November 2011. Shepherdess. Simian Mountains, Ethiopia.
November 8, 2011. Lalibela, Ethiopia. Pilgrim praying at Bet Maryam. The church, dedicated to the Virgin, who’s particularly venerated in Ethiopia, is the most popular church among pilgrims. Some believe it may have been the first church built by Lalibela.
November 8, 2011. Lalibela, Ethiopia. Bet Medhane Alem (Savior of the World). Said to be the largest rock-hewn church in the world, it measures 33.5m by 23.5m and is over 11.5m high.
“By vast Expence and hideous pain, The Rock a Church became” (Hiob Ludolf, 1684).

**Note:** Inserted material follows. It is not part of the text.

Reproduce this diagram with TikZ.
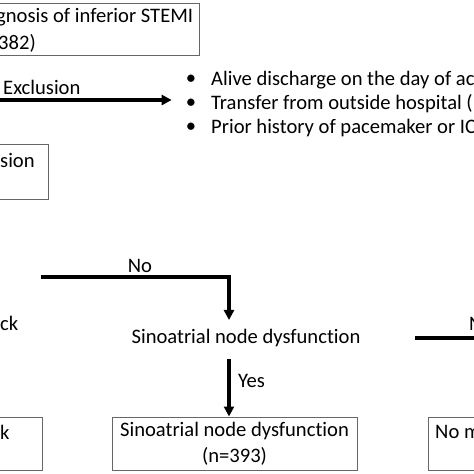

Lalibela - a city of rock-hewn churches, built in the 12th century, to become the “New Jerusalem”. The city was called Roha and King Lalibela came into power after his brother abdicated the throne. Legend says that he went into exile to Jerusalem and vowed that when he returned he would create a New Jerusalem for his people since they were too impoverished and the pilgrimage was too difficult for them to make. Another legend states that he was poisoned by his brother and went into a coma, where God showed him a vision of the churches and commanded him to build them. There is a lot of uncertainty as to how long it took to create the churches. I was told 24 years for all 11 churches with a good deal of divine intervention (the men lovingly toiled away during the day, while angels intervened at night, doing twice the work as the men).
There are two basic types of churches in Lalibela:
1. Rock-hewn cave churches, which are cut inwards from a more or less vertical cliff face sometimes using and widening an existing natural cave.
2. Rock-hewn monolithic churches, which imitate a built- up structure but are cut in one piece from the rock and separated from it all round by a trench. Nowhere else in the world are constructions of this particular kind found.
Lalibela’s name means, “The bee recognizes its sovereignty”. Bees have special significance in Lalibela as a result and they make a special honey-wine called Tej - surprisingly bitter-sweet to taste.
Shelter. In the countryside of Ethiopia. November, 2011.
November 7, 2011. Simien Mountains, Ethiopia. By no means is this photograph spectacular, but it was all I could snap in the heat of the moment. There I was, sitting atop a cliff overlooking the breathtaking Simien Mountain Range. It had been a long day and I was enjoying my late afternoon lunch of rice and meat that I had picked up in Debark. I did not have utensils and so was scooping it up with my hands.
As if from thin air behind me I heard a WOOSH, followed by a THUNK, as this eagle smacked my hand while trying to eat the meat from it. I had no idea what hit me. I looked back and forth, then finally up as I saw the eagle rapidly circling in a downward spiral aiming to attack again. And man, with those two enormous eyes glaring down at me, I felt like a rabbit with nowhere to hide. So what did I do? I’m embarrassed to admit that my instinct was to react like a four year old and duck (if I can’t see the eagle, it can’t see me, right?). Thankfully my mountain scout was nearby and, having seen this comedy play out before him, ran over and flung his jacket in the air to shoo the eagle away. I had just enough time to jump up and ditch the food further away, run back and snap this shot of my hunter before he flew off over the abyss of cliffs below us.
November 7, 2011. Simien Mountains, Ethiopia. Gelada “Bleeding Heart” Baboon: endemic to Ethiopia, it is the only primate that feeds on grass and has its ‘mating skin’ on its chest. They live in large social groups (up to 800!). The females decide who’s boss, the young males form bachelor groups, and the older males take on a grandfather-type role to look after the young. They were so peaceful - I was literally walking around them!
November 7, 2011. Simien Mountains, Ethiopia. A shepherd shows me how he uses his whip.
November 7, 2011. Simien Mountains, Ethiopia. These ladies work at the Simien Mountain Lodge. I want to return and stay in that lodge someday. The Simien range is breathtaking and deserves at least a good 4 to 5 day trek.